Add Lines, Arrows, or Shapes in MS Word
To add any graphical element to a document, start by selecting the "Insert" menu and click on the "Shapes" tool. This will drop down a rather long list of simple graphics you can choose from, including lines, arrows, shapes, stars, flow chart items, and balloons (call-outs). Just click on the graphic type you want, then click in the document where you want it to appear, and voilà, it will be dropped into your page.
The newly added item will have "hooks" around it that you can grab onto with the mouse to resize, reshape, rotate, or re-place the item. If you click away from the shape, the hooks and the drawing menu will disappear, but to get them back, simply hover over the item until you see the cursor change into a cross, and then click on the item again. The drawing tools will magically reappear.
Using the drawing tools, you can completely customize the shape to fit your needs. The shape "styles" allow you to choose from a plethora of pre-designed looks, such as flat or 3-D, shadowed or shaded, outlined or solid. You can further customize those styles or create your own using the drop-downs for Fill, Outline, Shadow, and 3-D.

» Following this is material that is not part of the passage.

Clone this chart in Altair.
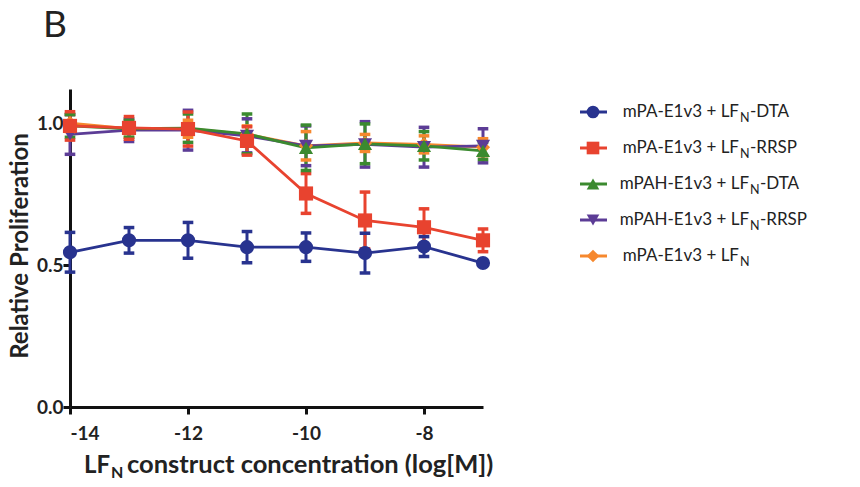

Once you have your shape or shapes as you want them, you can align or order them with respect to one another using the "Arrange" tools. These tools allow you to precisely position your shapes as you would in a traditional drawing program. The "position" tool is especially important, as it allows you to flow your text around an object if you so choose, or show the object as being behind or in front of the text to create a watermark look.

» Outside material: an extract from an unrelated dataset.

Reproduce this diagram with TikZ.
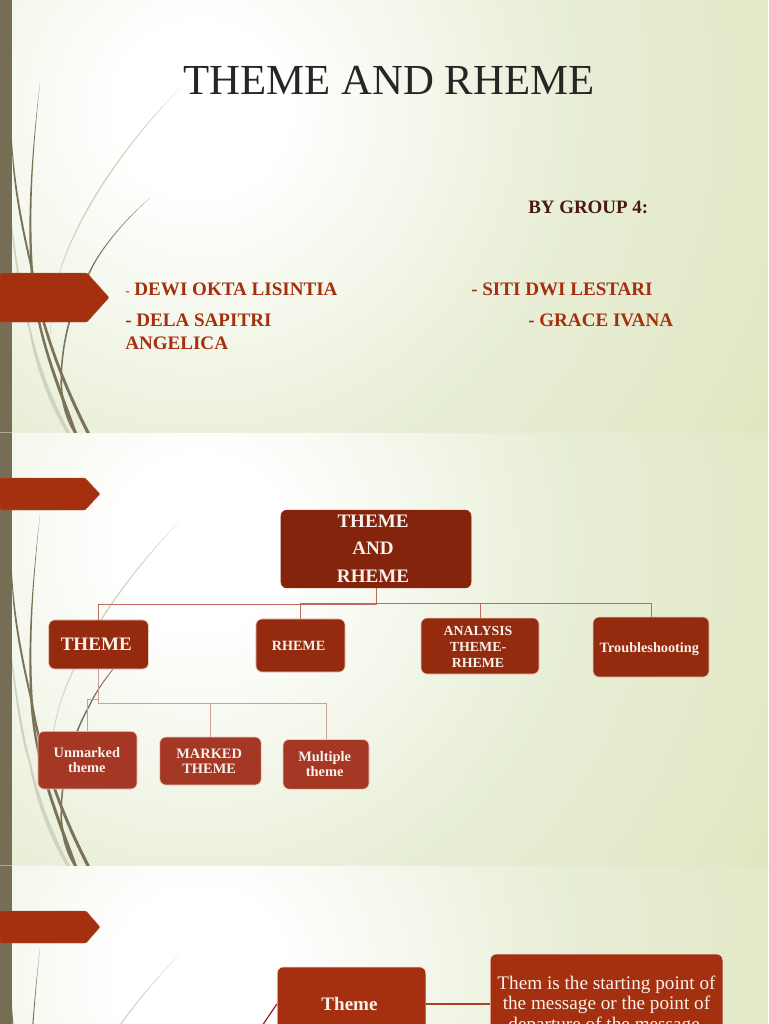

If you're using multiple objects, it might be helpful to realize that while you can't circle-select a large group at once, you can hold down the shift key while you click on objects and multi-select. Likewise, you can hold down control to select or de-select only one from a group.
As you can see, the rudimentary drawing tools of MS Word 2007 can meet a lot of your basic document needs without requiring you to learn (or pay for!) a whole separate tool like MS PowerPoint.